I take trips to eat. I wrote an article for Eat Drink Travel about the myriad products from Parma, and it’s always got me thinking about why I went there in the first place. To pig out on parmesan and prosciutto.
Travelling to eat is burgeoning in popularity because of social media. I devour my Instagram feed, full of people eating at famous restaurants, taking cooking classes in Vietnam or eating hot dogs at Coney Island. While venturesome travellers have always delved into diverse culinary exploits, until the advent of superstar chefs like Anthony Bourdain and Andrew Zimmerman, food was just part of something you experienced on a trip. Now it’s the catalyst. Culinary tourism is experiencing how food is produced, prepared or consumed in an authentic way — and hell yea it’s good to eat it too!
During the planning stages of our 2014 Eurotrip, I was adamant about visiting the Emilia-Romagna region, the birthplace parmigiano-reggiano, as well as balsamic vinegar, bolognese and tortellini.

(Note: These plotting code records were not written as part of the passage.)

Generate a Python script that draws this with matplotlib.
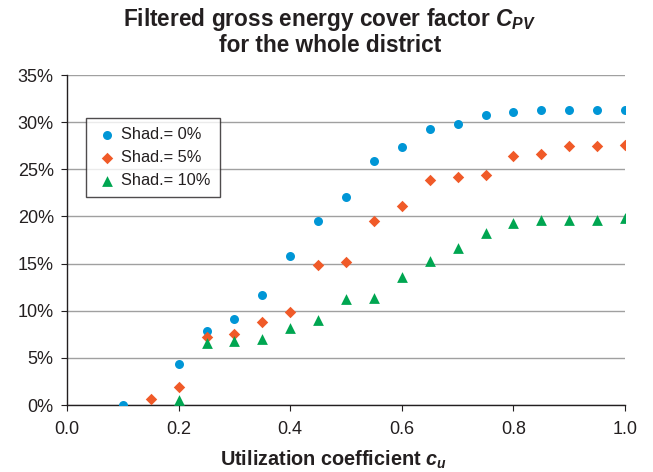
import matplotlib
matplotlib.use("Agg")
import matplotlib.pyplot as plt
from matplotlib.ticker import FuncFormatter, MultipleLocator

plt.rcParams['font.family'] = ['Liberation Sans', 'DejaVu Sans']
plt.rcParams['mathtext.fontset'] = 'custom'
plt.rcParams['mathtext.it'] = 'Liberation Sans:italic:bold'
plt.rcParams['mathtext.bf'] = 'Liberation Sans:bold'
plt.rcParams['mathtext.rm'] = 'Liberation Sans'

cu_0 = [0.10, 0.20, 0.25, 0.30, 0.35, 0.40, 0.45, 0.50, 0.55, 0.60,
        0.65, 0.70, 0.75, 0.80, 0.85, 0.90, 0.95, 1.00]
shad_0 = [0.0, 4.4, 7.8, 9.1, 11.7, 15.85, 19.5, 22.05, 25.9, 27.4,
          29.3, 29.8, 30.8, 31.1, 31.3, 31.3, 31.3, 31.3]

cu_5 = [0.15, 0.20, 0.25, 0.30, 0.35, 0.40, 0.45, 0.50, 0.55, 0.60,
        0.65, 0.70, 0.75, 0.80, 0.85, 0.90, 0.95, 1.00]
shad_5 = [0.65, 1.9, 7.2, 7.5, 8.8, 9.9, 14.8, 15.2, 19.5, 21.1,
          23.9, 24.2, 24.4, 26.4, 26.6, 27.5, 27.5, 27.6]

cu_10 = [0.20, 0.25, 0.30, 0.35, 0.40, 0.45, 0.50, 0.55, 0.60,
         0.65, 0.70, 0.75, 0.80, 0.85, 0.90, 0.95, 1.00]
shad_10 = [0.5, 6.6, 6.8, 7.05, 8.2, 9.0, 11.2, 11.35, 13.6,
           15.3, 16.6, 18.2, 19.3, 19.6, 19.6, 19.6, 19.8]

labels = ['Shad.= 0%', 'Shad.= 5%', 'Shad.= 10%']
colors = ['#0096d6', '#f05a28', '#00a651']

fig = plt.figure(figsize=(6.53, 4.72), dpi=100)
ax = fig.add_axes([67/653, 1-405/472, (625-67)/653, (405-75)/472])

ax.scatter(cu_0, shad_0, marker='o', s=42, color=colors[0], label=labels[0], zorder=3, linewidths=0)
ax.scatter(cu_5, shad_5, marker='D', s=34, color=colors[1], label=labels[1], zorder=4, linewidths=0)
ax.scatter(cu_10, shad_10, marker='^', s=60, color=colors[2], label=labels[2], zorder=5, linewidths=0)

ax.set_xlim(0, 1.0)
ax.set_ylim(0, 35)
ax.xaxis.set_major_locator(MultipleLocator(0.2))
ax.yaxis.set_major_locator(MultipleLocator(5))
ax.xaxis.set_major_formatter(FuncFormatter(lambda v, p: f"{v:.1f}"))
ax.yaxis.set_major_formatter(FuncFormatter(lambda v, p: f"{v:.0f}%"))

ax.grid(axis='y', color='#a0a0a0', linewidth=1.0)
ax.set_axisbelow(True)
for s in ['top', 'right']:
    ax.spines[s].set_visible(False)
for s in ['left', 'bottom']:
    ax.spines[s].set_color('#231f20')
    ax.spines[s].set_linewidth(1.0)
ax.tick_params(axis='both', labelsize=13, colors='#231f20', length=4.5, direction='out')
ax.tick_params(axis='x', pad=7)
ax.tick_params(axis='y', pad=5)

ax.set_xlabel(r'Utilization coefficient $c_u$', fontsize=14.3, fontweight='bold', color='#231f20')
ax.xaxis.set_label_coords(0.477, -0.132)
fig.text(0.505, 0.988, 'Filtered gross energy cover factor $C_{PV}$\nfor the whole district',
         ha='center', va='top', fontsize=16.3, fontweight='bold', color='#231f20', linespacing=1.1)

leg = ax.legend(loc='upper left', bbox_to_anchor=(19/558, 1-43/330), frameon=True, fancybox=False,
                edgecolor='#231f20', fontsize=11.8, handletextpad=0.1, borderpad=0.55,
                labelspacing=0.5, handlelength=1.5, borderaxespad=0)
leg.get_frame().set_linewidth(1.0)
for t in leg.get_texts():
    t.set_color('#231f20')

fig.savefig('out.png', dpi=100)
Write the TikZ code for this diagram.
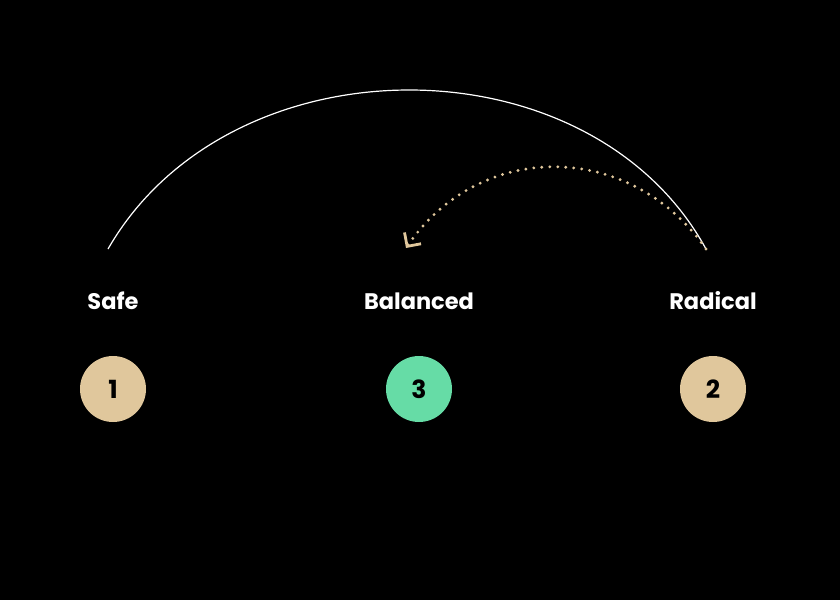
\documentclass[tikz,border=0pt]{standalone}
\usepackage{fontspec}
\setmainfont{Poppins}
\usetikzlibrary{arrows.meta}
\definecolor{tan}{HTML}{E0C79C}
\definecolor{mint}{HTML}{66DCA6}
\tikzset{
  num/.style={circle,minimum size=66pt,inner sep=0pt,text=black,font=\fontsize{25}{28}\selectfont\bfseries},
  lbl/.style={text=white,font=\fontsize{22.5}{26}\selectfont\bfseries}
}
\begin{document}
\begin{tikzpicture}[x=1pt,y=-1pt]
\fill[black] (0,0) rectangle (840,600);
\useasboundingbox (0,0) rectangle (840,600);
\node[num,fill=tan] (n1) at (113,389) {1};
\node[num,fill=mint] (n3) at (419,389) {3};
\node[num,fill=tan] (n2) at (713,389) {2};
\node[lbl] (l1) at (113,301) {Safe};
\node[lbl] (l3) at (419,301) {Balanced};
\node[lbl] (l2) at (713,301) {Radical};
\coordinate (a) at (108,249);
\coordinate (b) at (706,249);
\coordinate (t) at (406,248);
\draw[white,line width=1.2pt] (a) .. controls (230,37) and (590,37) .. (b);
\draw[tan,line width=3.2pt,line cap=round,dash pattern=on 0pt off 8pt,-{Straight Barb[length=10pt,width=20pt,line width=2.8pt,line cap=butt]}] (b) .. controls (630,140) and (480,140) .. (t);
\end{tikzpicture}
\end{document}
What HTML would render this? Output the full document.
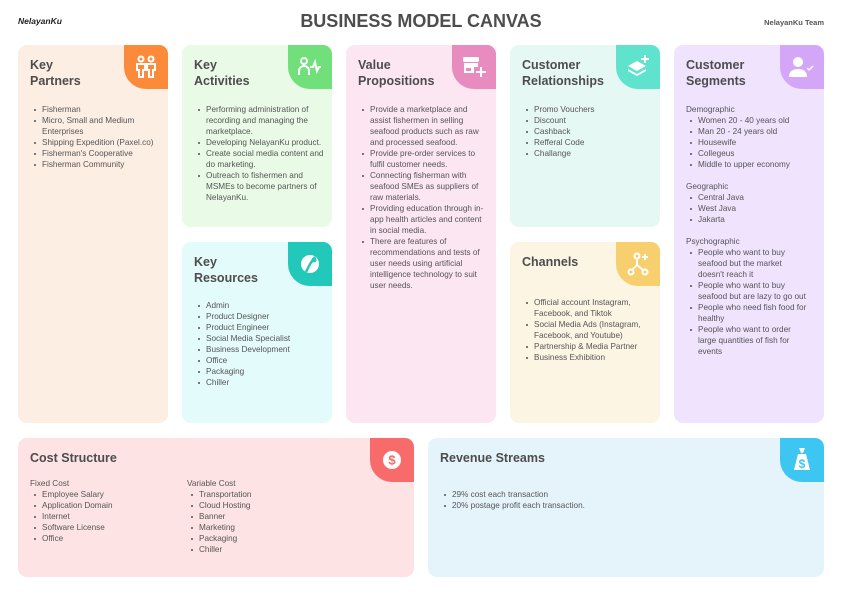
<!DOCTYPE html>
<html><head><meta charset="utf-8"><style>
*{margin:0;padding:0;box-sizing:border-box}
body{width:842px;height:595px;background:#fff;position:relative;overflow:hidden;font-family:"Liberation Sans",sans-serif;color:#555}
.c{position:absolute;border-radius:9px;overflow:hidden}
.b{position:absolute;right:0;top:0;width:44px;height:44px;border-bottom-left-radius:22px;display:flex;align-items:center;justify-content:center}
.t{position:absolute;left:12px;font-weight:bold;font-size:12.5px;line-height:16px;color:#4d4d4d}
.l{position:absolute;font-size:8.2px;line-height:11px;color:#555}
ul{list-style:none}
li{position:relative;padding-left:12px}
li:before{content:"";position:absolute;left:4px;top:5px;width:2px;height:2px;background:#777}
</style></head><body>
<div style="position:absolute;left:18px;top:16px;font-size:8.5px;font-weight:bold;font-style:italic;color:#222">NelayanKu</div>
<div style="position:absolute;left:0;width:842px;top:11px;text-align:center;font-size:18px;font-weight:bold;color:#4d4d4d">BUSINESS MODEL CANVAS</div>
<div style="position:absolute;right:18px;top:18px;font-size:7.5px;font-weight:bold;color:#555">NelayanKu Team</div>

<div class="c" style="left:18px;top:45px;width:150px;height:378px;background:#fdeee4">
<div class="b" style="background:#fb8a3a"><svg width="24" height="24" viewBox="0 0 24 24" fill="none" stroke="#fff" stroke-width="2"><circle cx="7" cy="4" r="2.5"/><circle cx="17" cy="4" r="2.5"/><path d="M3 9h8v6h-2v7H5v-7H3zM13 9h8v6h-2v7h-4v-7h-2z"/></svg></div>
<div class="t" style="top:12px">Key<br>Partners</div>
<ul class="l" style="left:12px;top:59px;width:132px"><li>Fisherman</li><li>Micro, Small and Medium Enterprises</li><li>Shipping Expedition (Paxel.co)</li><li>Fisherman's Cooperative</li><li>Fisherman Community</li></ul>
</div>

<div class="c" style="left:182px;top:45px;width:150px;height:182px;background:#e9fbe6">
<div class="b" style="background:#72e07a"><svg width="24" height="20" viewBox="0 0 24 20" fill="none" stroke="#fff" stroke-width="2"><circle cx="6" cy="4" r="3"/><path d="M1 18v-4a5 5 0 0 1 10 0v4M12 10h3l2-5 2 9 2-4h2"/></svg></div>
<div class="t" style="top:12px">Key<br>Activities</div>
<ul class="l" style="left:12px;top:59px;width:130px"><li>Performing administration of recording and managing the marketplace.</li><li>Developing NelayanKu product.</li><li>Create social media content and do marketing.</li><li>Outreach to fishermen and MSMEs to become partners of NelayanKu.</li></ul>
</div>

<div class="c" style="left:182px;top:242px;width:150px;height:181px;background:#e3fbfa">
<div class="b" style="background:#22c9bb"><svg width="20" height="20" viewBox="0 0 20 20"><circle cx="10" cy="10" r="9" fill="#fff"/><path d="M10 10L15 3M10 10l-4 8" stroke="#22c9bb" stroke-width="2.5"/><circle cx="14" cy="6" r="2.5" fill="#22c9bb"/></svg></div>
<div class="t" style="top:12px">Key<br>Resources</div>
<ul class="l" style="left:12px;top:58px;width:130px"><li>Admin</li><li>Product Designer</li><li>Product Engineer</li><li>Social Media Specialist</li><li>Business Development</li><li>Office</li><li>Packaging</li><li>Chiller</li></ul>
</div>

<div class="c" style="left:346px;top:45px;width:150px;height:378px;background:#fbe6f2">
<div class="b" style="background:#e88cc0"><svg width="24" height="22" viewBox="0 0 24 22" fill="#fff"><rect x="1" y="1" width="16" height="5" rx="1.5"/><path d="M2 7h14v4H2z"/><path d="M2 11h10v6H2z" /><rect x="4" y="12" width="5" height="3" fill="#e88cc0"/><path d="M18 11h2v4h4v2h-4v4h-2v-4h-4v-2h4z"/></svg></div>
<div class="t" style="top:12px">Value<br>Propositions</div>
<ul class="l" style="left:12px;top:59px;width:130px"><li>Provide a marketplace and assist fishermen in selling seafood products such as raw and processed seafood.</li><li>Provide pre-order services to fulfil customer needs.</li><li>Connecting fisherman with seafood SMEs as suppliers of raw materials.</li><li>Providing education through in-app health articles and content in social media.</li><li>There are features of recommendations and tests of user needs using artificial intelligence technology to suit user needs.</li></ul>
</div>

<div class="c" style="left:510px;top:45px;width:150px;height:182px;background:#e6f8f4">
<div class="b" style="background:#5fe3cc"><svg width="24" height="24" viewBox="0 0 24 24" fill="#fff"><path d="M11 6l9 5-9 5-9-5z"/><path d="M2 14l9 5 9-5v2l-9 5-9-5z"/><path d="M18 0h2v3h3v2h-3v3h-2V5h-3V3h3z"/></svg></div>
<div class="t" style="top:12px">Customer<br>Relationships</div>
<ul class="l" style="left:12px;top:59px;width:130px"><li>Promo Vouchers</li><li>Discount</li><li>Cashback</li><li>Refferal Code</li><li>Challange</li></ul>
</div>

<div class="c" style="left:510px;top:242px;width:150px;height:181px;background:#fdf5e4">
<div class="b" style="background:#f7cf6e"><svg width="24" height="24" viewBox="0 0 24 24" fill="none" stroke="#fff" stroke-width="2"><circle cx="11" cy="4" r="2.5"/><circle cx="5" cy="20" r="2.5"/><circle cx="19" cy="20" r="2.5"/><path d="M11 7v6M11 13l-5 5M11 13l6 5M19 2v6M16 5h6"/></svg></div>
<div class="t" style="top:12px">Channels</div>
<ul class="l" style="left:12px;top:55px;width:132px"><li>Official account Instagram, Facebook, and Tiktok</li><li>Social Media Ads (Instagram, Facebook, and Youtube)</li><li>Partnership &amp; Media Partner</li><li>Business Exhibition</li></ul>
</div>

<div class="c" style="left:674px;top:45px;width:150px;height:378px;background:#f0e3fd">
<div class="b" style="background:#d4a6f8"><svg width="26" height="22" viewBox="0 0 26 22" fill="#fff"><circle cx="9" cy="6" r="5"/><path d="M0 21c0-6 4-8 9-8s9 2 9 8z"/><path d="M18 12l2 2 4-4" stroke="#fff" stroke-width="1.5" fill="none"/></svg></div>
<div class="t" style="top:12px">Customer<br>Segments</div>
<div class="l" style="left:12px;top:59px;width:122px">Demographic
<ul><li>Women 20 - 40 years old</li><li>Man 20 - 24 years old</li><li>Housewife</li><li>Collegeus</li><li>Middle to upper economy</li></ul>
<div style="height:11px"></div>Geographic
<ul><li>Central Java</li><li>West Java</li><li>Jakarta</li></ul>
<div style="height:11px"></div>Psychographic
<ul><li>People who want to buy seafood but the market doesn't reach it</li><li>People who want to buy seafood but are lazy to go out</li><li>People who need fish food for healthy</li><li>People who want to order large quantities of fish for events</li></ul>
</div>
</div>

<div class="c" style="left:18px;top:438px;width:396px;height:139px;background:#fde3e3">
<div class="b" style="background:#f76b6b"><svg width="20" height="20" viewBox="0 0 20 20"><circle cx="10" cy="10" r="9" fill="#fff"/><text x="10" y="14.5" text-anchor="middle" font-size="13" font-weight="bold" fill="#f76b6b" font-family="Liberation Sans">$</text></svg></div>
<div class="t" style="top:12px">Cost Structure</div>
<div class="l" style="left:12px;top:40px;width:150px">Fixed Cost<ul><li>Employee Salary</li><li>Application Domain</li><li>Internet</li><li>Software License</li><li>Office</li></ul></div>
<div class="l" style="left:169px;top:40px;width:150px">Variable Cost<ul><li>Transportation</li><li>Cloud Hosting</li><li>Banner</li><li>Marketing</li><li>Packaging</li><li>Chiller</li></ul></div>
</div>

<div class="c" style="left:428px;top:438px;width:396px;height:139px;background:#e5f4fb">
<div class="b" style="background:#3ec6f2"><svg width="18" height="26" viewBox="0 0 18 26"><path d="M6 1h6l-2 5h-2z" fill="#fff"/><path d="M5 7h8l4 16H1z" fill="#fff"/><text x="9" y="21" text-anchor="middle" font-size="12" font-weight="bold" fill="#3ec6f2" font-family="Liberation Sans">$</text></svg></div>
<div class="t" style="top:12px">Revenue Streams</div>
<ul class="l" style="left:12px;top:51px;width:300px"><li>29% cost each transaction</li><li>20% postage profit each transaction.</li></ul>
</div>
</body></html>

Parmesan cheese is so commonplace in North American grocery stores it’s almost boring. But I wanted to see where it was first created, to understand this simple ingredient has infiltrated the stainless steel doors of every fridge in the modern world. Stationed in Bologna, we took several day trips to surrounding communities housing the holiest of ingredients in Italian cooking.
Here is our day in Parma
Parma is an hour train ride from Bologna, the epicentre of all things delectable in the Emilia-Romagna region. It cost us €8 per person. We took a late-morning train, arriving in time to have lunch at Trattoria del Tribunale, a spot I’d read about as the place to have an authentic Parma culinary experience. Keep in mind, you can absolutely go to Parma without having done a stitch research and stumble upon mouthwatering prosciutto hanging from the rafters, so I’ll make it easy for you. Eat the following quintessentials while in Parma: parmigiano-reggiano, prosciutto di parma and tortelli d’erbette.
Upon entering Trattoria del Tribunale, we passed through the deli to the dining room where we were seated by a well-dressed and polite waiter.
The dining room is old-school, with large wooden rafters, dusty tufted banquet seating and stucco walls plastered with black and white photographs of famous patrons. Classic. We started with a bottle of Lambrusco. This fizzy red wine pairs with everything and is ubiquitous in the region. We drank a lot during our time in Emilia-Romagna.
Ten seconds after we ordered the prosciutto di parma (€7.50), the meat slicer was revving it’s engine. Before we knew it, a plate of paper-thin prosciutto was laid before us.
And then a plate of parmiginao-reggiano (€5) was scooped out of a giant wheel. The cheese had a flavour and texture we’d never experienced before. Sharp, rich, crumbly. I had always used it as garnish, shaved or grated, but never on its own. Game changer.
We were in antipasto heaven.
And then we ate pasta, obviously.
Stuffed pastas are synonymous with Parma, so Adam chose a classic tortelli d’erbette (€7.50). Filled with herbs, spinach, ricotta and parm, the green pigments from the leafy greens permeated the pasta and the taste.
I went with the tagliatelle al ragu — a traditional bolognese. Devoured.
I was so excited about the meal (and buzzed from the Lambrusco), we took a bunch of photos outside. This included some of me hugging the front door, but you don’t need to see that.
This gem is tricky to find. It’s set snugly on a side street not far from the main square. Look for this teeny tiny sign and ignore the graffiti to find your way.
We spent a few more hours wandering around this city of 180,000 well-fed people, visiting the square and Parma Cathedral. But we were so satisfied by our giant, cheap lunch, we were happy to go back for a nap. Culinary tourism at it’s most gratifying.